When Jesus says to the once-blind person, "You have seen him, and the one speaking with you is he," both sensory apperceptions--hearing and seeing--are affirmed. Moreover, both seeing and hearing come together in Jesus, and elicits the once-blind person's response, "Lord, I trust."
39Jesus said, ‘I came into this world for judgement so that those who do not see may see, and those who do see may become blind.’ 40Some of the Pharisees near him heard this and said to him, ‘Surely we are not blind, are we?’ 41Jesus said to them, ‘If you were blind, you would not have sin. But now that you say, “We see”, your sin remains.

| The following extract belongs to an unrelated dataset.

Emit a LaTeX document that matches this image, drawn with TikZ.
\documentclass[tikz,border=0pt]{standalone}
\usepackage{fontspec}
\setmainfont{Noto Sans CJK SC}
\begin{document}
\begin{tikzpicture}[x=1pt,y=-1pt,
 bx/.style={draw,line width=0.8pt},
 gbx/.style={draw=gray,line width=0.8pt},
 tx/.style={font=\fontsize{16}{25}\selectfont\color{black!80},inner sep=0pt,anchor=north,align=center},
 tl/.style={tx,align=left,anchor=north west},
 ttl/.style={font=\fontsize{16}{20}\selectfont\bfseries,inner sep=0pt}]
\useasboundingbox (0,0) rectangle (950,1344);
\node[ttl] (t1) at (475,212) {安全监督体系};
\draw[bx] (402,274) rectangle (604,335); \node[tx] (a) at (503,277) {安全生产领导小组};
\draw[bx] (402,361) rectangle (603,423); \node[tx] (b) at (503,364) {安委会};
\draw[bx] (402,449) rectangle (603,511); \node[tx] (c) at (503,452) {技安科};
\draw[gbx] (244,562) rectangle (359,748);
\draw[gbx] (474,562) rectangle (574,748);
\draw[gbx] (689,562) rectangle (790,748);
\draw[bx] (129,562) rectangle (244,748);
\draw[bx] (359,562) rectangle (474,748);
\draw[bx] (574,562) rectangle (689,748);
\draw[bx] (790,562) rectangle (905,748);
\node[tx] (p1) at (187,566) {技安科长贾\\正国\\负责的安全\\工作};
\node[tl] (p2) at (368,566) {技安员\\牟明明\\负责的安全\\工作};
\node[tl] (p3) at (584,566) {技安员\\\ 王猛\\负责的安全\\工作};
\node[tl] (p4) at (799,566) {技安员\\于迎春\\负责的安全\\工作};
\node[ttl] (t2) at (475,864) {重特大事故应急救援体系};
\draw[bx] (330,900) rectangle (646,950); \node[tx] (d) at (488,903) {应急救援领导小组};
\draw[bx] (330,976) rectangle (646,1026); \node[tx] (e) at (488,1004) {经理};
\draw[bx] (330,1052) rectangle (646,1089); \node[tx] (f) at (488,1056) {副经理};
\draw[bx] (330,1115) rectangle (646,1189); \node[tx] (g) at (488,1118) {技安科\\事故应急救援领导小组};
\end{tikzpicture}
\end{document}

Translation: And Jesus said, "Into judgment, I came into this world, so that the ones not seeing might see, and the ones seeing might become blind." Out of the pharisees, the ones being with him, heard these things and said to him, "We are not blind, are we?" Jesus said to them, "If you were being blind, you would have no sin. But now you say, 'We see,' the sin of you remains."

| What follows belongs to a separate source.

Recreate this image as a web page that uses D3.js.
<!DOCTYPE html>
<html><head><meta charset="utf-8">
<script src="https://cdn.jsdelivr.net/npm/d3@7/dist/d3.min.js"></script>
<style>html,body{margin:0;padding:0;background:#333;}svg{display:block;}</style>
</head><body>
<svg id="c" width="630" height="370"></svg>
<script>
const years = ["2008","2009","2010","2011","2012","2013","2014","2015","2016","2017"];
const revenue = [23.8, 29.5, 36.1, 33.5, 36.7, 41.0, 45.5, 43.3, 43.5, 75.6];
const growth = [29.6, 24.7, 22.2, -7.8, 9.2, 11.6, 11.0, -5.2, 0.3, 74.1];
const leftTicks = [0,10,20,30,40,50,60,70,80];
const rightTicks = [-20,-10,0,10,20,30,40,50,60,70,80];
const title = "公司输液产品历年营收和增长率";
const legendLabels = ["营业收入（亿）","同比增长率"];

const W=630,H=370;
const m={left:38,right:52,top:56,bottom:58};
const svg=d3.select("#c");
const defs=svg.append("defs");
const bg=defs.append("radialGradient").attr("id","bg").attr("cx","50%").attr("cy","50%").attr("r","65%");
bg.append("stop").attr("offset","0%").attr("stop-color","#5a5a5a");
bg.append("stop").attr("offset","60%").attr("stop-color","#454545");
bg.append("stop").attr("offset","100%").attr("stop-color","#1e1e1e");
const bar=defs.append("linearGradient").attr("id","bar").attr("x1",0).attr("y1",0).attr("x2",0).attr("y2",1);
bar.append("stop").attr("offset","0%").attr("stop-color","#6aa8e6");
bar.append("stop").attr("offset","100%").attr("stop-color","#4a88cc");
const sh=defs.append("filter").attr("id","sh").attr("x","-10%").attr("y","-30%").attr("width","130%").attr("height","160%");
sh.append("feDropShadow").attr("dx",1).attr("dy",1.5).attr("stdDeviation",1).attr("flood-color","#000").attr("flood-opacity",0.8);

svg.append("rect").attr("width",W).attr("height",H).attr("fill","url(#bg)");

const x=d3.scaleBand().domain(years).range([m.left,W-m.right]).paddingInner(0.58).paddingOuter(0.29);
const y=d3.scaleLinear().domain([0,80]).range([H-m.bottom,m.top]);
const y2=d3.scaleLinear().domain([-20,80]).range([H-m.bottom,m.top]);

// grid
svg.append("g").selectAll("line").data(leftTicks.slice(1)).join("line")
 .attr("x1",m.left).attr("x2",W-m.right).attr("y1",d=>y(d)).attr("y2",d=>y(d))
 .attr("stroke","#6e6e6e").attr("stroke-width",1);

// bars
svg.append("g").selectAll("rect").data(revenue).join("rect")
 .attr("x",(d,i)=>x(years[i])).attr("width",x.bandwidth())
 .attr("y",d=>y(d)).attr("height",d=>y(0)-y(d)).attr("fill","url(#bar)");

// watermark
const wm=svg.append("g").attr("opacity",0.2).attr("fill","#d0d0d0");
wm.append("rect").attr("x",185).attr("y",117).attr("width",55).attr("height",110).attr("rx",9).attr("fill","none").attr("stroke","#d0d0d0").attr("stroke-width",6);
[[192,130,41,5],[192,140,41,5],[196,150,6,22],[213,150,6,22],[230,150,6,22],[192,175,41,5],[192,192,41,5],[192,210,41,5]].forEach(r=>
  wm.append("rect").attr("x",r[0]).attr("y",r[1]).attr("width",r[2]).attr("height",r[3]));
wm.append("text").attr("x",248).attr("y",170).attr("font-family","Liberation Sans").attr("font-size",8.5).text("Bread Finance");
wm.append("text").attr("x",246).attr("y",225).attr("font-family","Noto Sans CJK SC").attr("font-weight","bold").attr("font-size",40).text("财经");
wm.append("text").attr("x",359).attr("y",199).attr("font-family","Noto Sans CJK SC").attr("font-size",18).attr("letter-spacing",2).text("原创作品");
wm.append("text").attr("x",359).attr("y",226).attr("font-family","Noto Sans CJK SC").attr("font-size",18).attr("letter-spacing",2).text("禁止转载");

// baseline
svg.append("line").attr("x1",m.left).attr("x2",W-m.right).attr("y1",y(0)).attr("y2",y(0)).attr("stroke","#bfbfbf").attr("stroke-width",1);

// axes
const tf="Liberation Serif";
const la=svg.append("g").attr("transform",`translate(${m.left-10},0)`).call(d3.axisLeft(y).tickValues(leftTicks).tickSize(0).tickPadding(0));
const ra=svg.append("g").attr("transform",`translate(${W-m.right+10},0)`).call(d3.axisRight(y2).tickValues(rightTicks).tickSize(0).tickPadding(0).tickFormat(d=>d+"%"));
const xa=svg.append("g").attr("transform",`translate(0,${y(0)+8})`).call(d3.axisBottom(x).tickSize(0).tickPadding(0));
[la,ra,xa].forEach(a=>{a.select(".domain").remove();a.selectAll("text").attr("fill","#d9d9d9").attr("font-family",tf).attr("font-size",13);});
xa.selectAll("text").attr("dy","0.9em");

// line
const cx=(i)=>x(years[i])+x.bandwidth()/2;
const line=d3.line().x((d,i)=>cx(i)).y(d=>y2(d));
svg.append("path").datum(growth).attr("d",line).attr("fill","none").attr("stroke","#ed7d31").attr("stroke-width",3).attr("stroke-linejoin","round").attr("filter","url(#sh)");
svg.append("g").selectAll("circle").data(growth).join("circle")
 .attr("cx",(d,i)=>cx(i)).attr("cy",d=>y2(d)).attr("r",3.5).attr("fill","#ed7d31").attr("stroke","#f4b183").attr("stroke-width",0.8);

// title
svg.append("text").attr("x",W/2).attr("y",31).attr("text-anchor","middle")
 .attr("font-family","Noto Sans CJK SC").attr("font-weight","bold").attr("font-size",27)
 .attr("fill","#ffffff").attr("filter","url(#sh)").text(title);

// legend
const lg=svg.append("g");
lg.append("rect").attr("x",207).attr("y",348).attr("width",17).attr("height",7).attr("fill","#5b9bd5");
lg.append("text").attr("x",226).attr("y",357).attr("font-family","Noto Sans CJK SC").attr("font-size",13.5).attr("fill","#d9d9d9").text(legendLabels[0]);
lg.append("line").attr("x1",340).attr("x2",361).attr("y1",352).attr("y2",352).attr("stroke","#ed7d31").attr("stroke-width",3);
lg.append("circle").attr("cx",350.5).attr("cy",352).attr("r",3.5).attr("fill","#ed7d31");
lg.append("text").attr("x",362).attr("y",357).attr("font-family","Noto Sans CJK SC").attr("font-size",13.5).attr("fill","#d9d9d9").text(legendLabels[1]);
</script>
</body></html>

The "judgement" is that "those who do not see may see, and those who do see may become blind." This is another variation on the common New Testament theme of the Great Reversal, i.e. the first become last, the mighty hauled down, the poor lifted up.
Apparently, some pharisees are with Jesus. The NRSV has "near him," but oi met' autou ontes should really be translated "the ones being with him." It would not be surprising for some pharisees to be "with" Jesus. The fourth gospel has already indicated at least some pro-Jesus sentiment in the high-ranking pharisee official, Nicodemus.

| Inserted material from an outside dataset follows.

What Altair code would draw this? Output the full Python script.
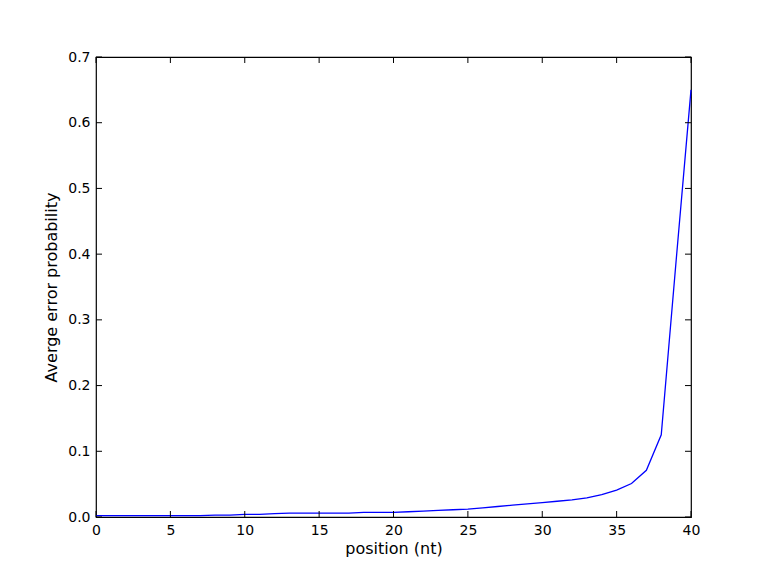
import altair as alt
import pandas as pd

positions = list(range(0, 41))
error_prob = [0.002, 0.002, 0.002, 0.002, 0.002, 0.002, 0.002, 0.002, 0.003, 0.003,
              0.004, 0.004, 0.005, 0.006, 0.006, 0.006, 0.006, 0.006, 0.007, 0.007,
              0.007, 0.008, 0.009, 0.010, 0.011, 0.012, 0.014, 0.016, 0.018, 0.020,
              0.022, 0.024, 0.026, 0.029, 0.034, 0.041, 0.051, 0.071, 0.125, 0.39,
              0.65]
x_ticks = [0, 5, 10, 15, 20, 25, 30, 35, 40]
y_ticks = [0.0, 0.1, 0.2, 0.3, 0.4, 0.5, 0.6, 0.7]

W, H = 595, 460
TL = 6
FONT = "DejaVu Sans"

df = pd.DataFrame({"pos": positions, "err": error_prob})
xt = pd.DataFrame({"t": x_ticks})
yt = pd.DataFrame({"t": y_ticks})

xscale = alt.Scale(domain=[0, 40], nice=False, zero=False)
yscale = alt.Scale(domain=[0, 0.7], nice=False)

line = alt.Chart(df).mark_line(color="#0000ff", strokeWidth=1.3).encode(
    x=alt.X("pos:Q", scale=xscale,
            axis=alt.Axis(title="position (nt)", values=x_ticks, tickSize=0,
                          labelPadding=6, grid=False, domain=False, labelFlush=False,
                          labelFont=FONT, labelFontSize=14, labelColor="black",
                          titleFont=FONT, titleFontSize=16, titleFontWeight="normal",
                          titleColor="black", titlePadding=3, format="d")),
    y=alt.Y("err:Q", scale=yscale,
            axis=alt.Axis(title="Averge error probability", values=y_ticks, tickSize=0,
                          labelPadding=6, grid=False, domain=False, labelFlush=False,
                          labelFont=FONT, labelFontSize=14, labelColor="black",
                          titleFont=FONT, titleFontSize=16, titleFontWeight="normal",
                          titleColor="black", titlePadding=8, format=".1f")),
)

def xrule(y1, y2):
    return alt.Chart(xt).mark_rule(color="black", strokeWidth=1).encode(
        x=alt.X("t:Q", scale=xscale), y=alt.value(y1), y2=alt.value(y2))

def yrule(x1, x2):
    return alt.Chart(yt).mark_rule(color="black", strokeWidth=1).encode(
        y=alt.Y("t:Q", scale=yscale), x=alt.value(x1), x2=alt.value(x2))

chart = alt.layer(
    line,
    xrule(H, H - TL), xrule(0, TL),
    yrule(0, TL), yrule(W, W - TL),
).properties(
    width=W, height=H,
    autosize=alt.AutoSizeParams(type="none"),
    padding={"left": 88, "top": 49, "right": 69, "bottom": 51},
).configure(
    background="white"
).configure_view(
    stroke="black", strokeWidth=1.2, fill="white"
)

chart.save("out.html", embed_options={"renderer": "svg", "actions": False})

The pharisees actually had several things in common with Jesus. Both Jesus and pharisees wanted the renewal of Israel. They both had appeal within the same demographic--namely, poor people, especially those outside of Judea.
The pharisees "with" Jesus express surprise and incredulity that they might really be blind. "Surely, we are not blind, are we?" Jesus reply is cryptic. Being blind is not a sin. Saying "we see" is.
This is reminiscent of "Lutheran irony," i.e. that it is precisely when we are most spiritually confident that we are in greatest spiritual danger, that it is precisely when we feel strong in faith, precisely when we are feeling the most committed, precisely when we are the most "religious," that sin lies closest at hand.
Incidentally, this is why, as my seminary advisor used to say, “piety can be the deepest form of idolatry.” Piety says that what's most important is my religious feeling or my acts of religious devotion. Piety always needs a good, strong dose of Lutheran irony to keep it from falling into self-righteousness. It needs a reminder that everything about us, even (and especially) our piety, can be twisted and distorted. This is why Martin Luther said that we always need to remind ourselves that we are really "weak in faith, cold in love, faint in hope."
But that, too, is another twist of Lutheran irony. Fortunately for us, Jesus died and rose for the weak, the cold, and the faint. Fortunately, it's not our "religiousness" that matters, but rather Jesus, the "light of the world," who came that all might see.
Similarly, those who claim to see--those who claim to possess the truth--are, in fact, spiritually blind, a condition which mistakes ignorance for certainty and error for truth. When we admit we are blind and do not see, the way is opened for the healing of that blindness.
The fourth gospel continually urges those "on the fence" to join up with the Johannine community, and to do so forthrightly and publicly. A pharisee "with Jesus" yet who remains a pharisee is trying to have it both ways. They are not yet willing to make a break with the pharisees. They are intrigued by Jesus perhaps, floating around on the fringes of the movement, but they are not yet willing to risk being thrown out of the synagogue.